Chad, part of France's African holdings until 1960, endured three decades of ethnic warfare as well as invasions by Libya before a semblance of peace was finally restored in 1990. The government eventually suppressed or came to terms with most political-military groups, settled a territorial dispute with Libya on terms favorable to Chad, drafted a democratic constitution, and held multiparty presidential and National Assembly elections in 1996 and 1997 respectively. In 1998 a new rebellion broke out in northern Chad, which continued to escalate throughout 2000. Despite movement toward democratic reform, power remains in the hands of a northern ethnic oligarchy.

There are more than 200 ethnic groups in Chad. Those in the north and east are generally Muslim; most southerners are animists and Christians. Through their long religious and commercial relationships with Sudan and Egypt, many of the peoples in Chad's eastern and central regions have become more or less Arabized, speaking Arabic and engaging in many other Arab cultural practices as well. Chad's southern peoples took more readily to European culture during the French colonial period.

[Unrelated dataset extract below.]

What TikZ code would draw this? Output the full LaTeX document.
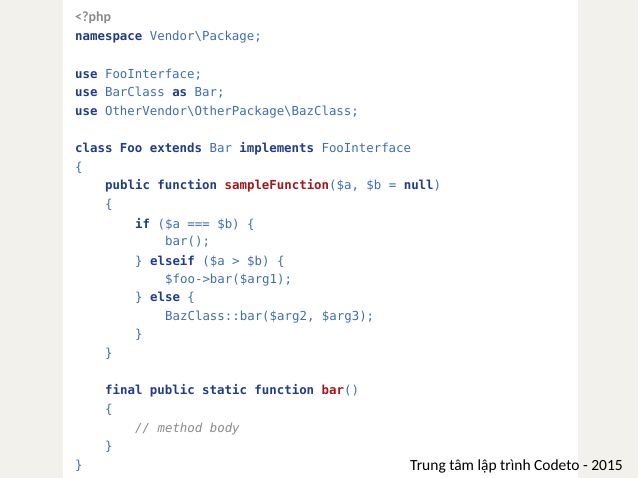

Chad is a country of 495,800 square miles (1,284,000 square kilometers). In the Saharan territories of the north, the rugged granite uplands of the Tibesti mountains have extinct volcanic peaks that reach 11,204 feet (3,415 meters). The Ennedi and Wadai plateaus along the eastern border with Sudan have peaks that reach 1,969 feet (600 meters). To the south and west, the land slopes to the featureless plain of the Bodélé depression and the Lake Chad basin. Intermittent wadis, or streams, flow into the Bodélé, and Lake Chad sometimes overflows into the depression during the rainy season. The southern part of Chad is in the watershed of, or area that drains into, the Shari and Congo, or Zaire, rivers.

The northern two thirds of the country is in the hot arid Sahara desert. Most areas receive less than one inch (2.5 centimeters) of rainfall annually. On the southern edge of the Sahara is the Sahel, a band of hot, semiarid steppe, or treeless plain, that extends from the Atlantic coast across central Africa. Here rainfall averages 10 to 20 inches (25 to 50 centimeters) annually and long droughts followed by wetter periods are common. Droughts occur in the winter, and temperatures are higher than 32° F (0° C) throughout the year. In the southern part, an area of grassland and light woods with scrub underbrush, rainfall averages 20 to 40 inches (50 to 100 centimeters) annually. The average annual temperature at N'Djamena, the capital, is 82° F (28° C).

The Sahel is a fragile ecological zone that has many prolonged droughts. The most recent were from 1968 to 1972 and from 1978 to 1982. Because of increased demand for food, marginal lands have been cultivated, and livestock are grazed on smaller areas of poorer pasture. Extensive gathering of firewood adds to the deterioration. Widespread famine in the north has become common.